In the same affidavit mentioned above, Nathan states that in April of 1813, he enlisted in the Creek War from Madison County for six months. On November 4, 1813 Nathan married Margary Brashears in Madison County. The license/bond spells his name as Nathan Camp. This is the one and only document which spells his name in that manner. All children born to Nathan and Margary give their birth places as the state of Alabama, except for their youngest son, James.

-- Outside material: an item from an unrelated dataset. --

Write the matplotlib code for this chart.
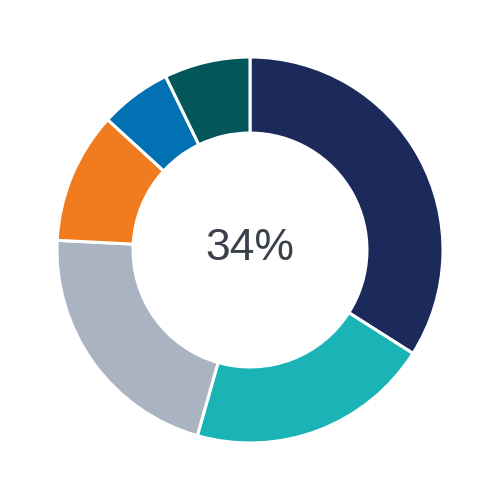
import matplotlib
matplotlib.use("Agg")
import matplotlib.pyplot as plt

labels = ["A", "B", "C", "D", "E", "F"]
values = [34, 20.4, 21.4, 11, 6, 7.2]
colors = ["#1b2a5a", "#1ab4b7", "#a9b3c2", "#f17c20", "#0271b4", "#03575a"]
center_text = "34%"

fig = plt.figure(figsize=(5, 5), dpi=100)
ax = fig.add_axes([0, 0, 1, 1])
ax.pie(values, colors=colors, startangle=90, counterclock=False,
       radius=1.0, wedgeprops=dict(width=0.394, edgecolor="white", linewidth=2.2))
ax.text(0, 0.01, center_text, ha="center", va="center", fontsize=32,
        color="#3b404b", family="Liberation Sans")
lim = 250 / 193
ax.set_xlim(-lim, lim)
ax.set_ylim(-lim, lim)
ax.set_aspect("equal")
ax.axis("off")
fig.savefig("out.png", dpi=100, facecolor="white")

Sometime between 1828 and 1829, Nathan moved his second wife Margary and their children to McNairy County, Tennessee. Nathan's older sons and daughters from his first marriage also followed their father into McNairy County, all by the year 1830. The 1830 census of McNairy County listed Nathan, as well as, his older sons. Nathan can be found on the 1830, 1840 and 1850 census of McNairy County, Tennessee. In early fall of 1857 Nathan's youngest son, James decided to move himself and his wife to Hot Spring County, Arkansas. James was living at that time at home with his father and mother and his new wife, Matilda. For whatever reason, at the age of 83, Nathan decided to make the move to Arkansas. The following is a story of that move:

Nathan was about 83 years old when he moved to Hot Spring County, Arkansas. Upon arriving in Hot Spring County, all stopped for a luncheon a few miles distant from the Kemp settlement (Nathan's son John was already there). Nathan remarked upon the natural beauty of a hill near a small brook and said that he would choose such a spot for a burial place. Possibly he had a premonition of impending death. So, soon after his arrival he died and his wife and others recalling his comment about the beautiful hillock, took him to it, only a few miles distant, and he was the first one to be buried in what is today called the Old Antioch Cemetery. It is located near Bismarck, Arkansas.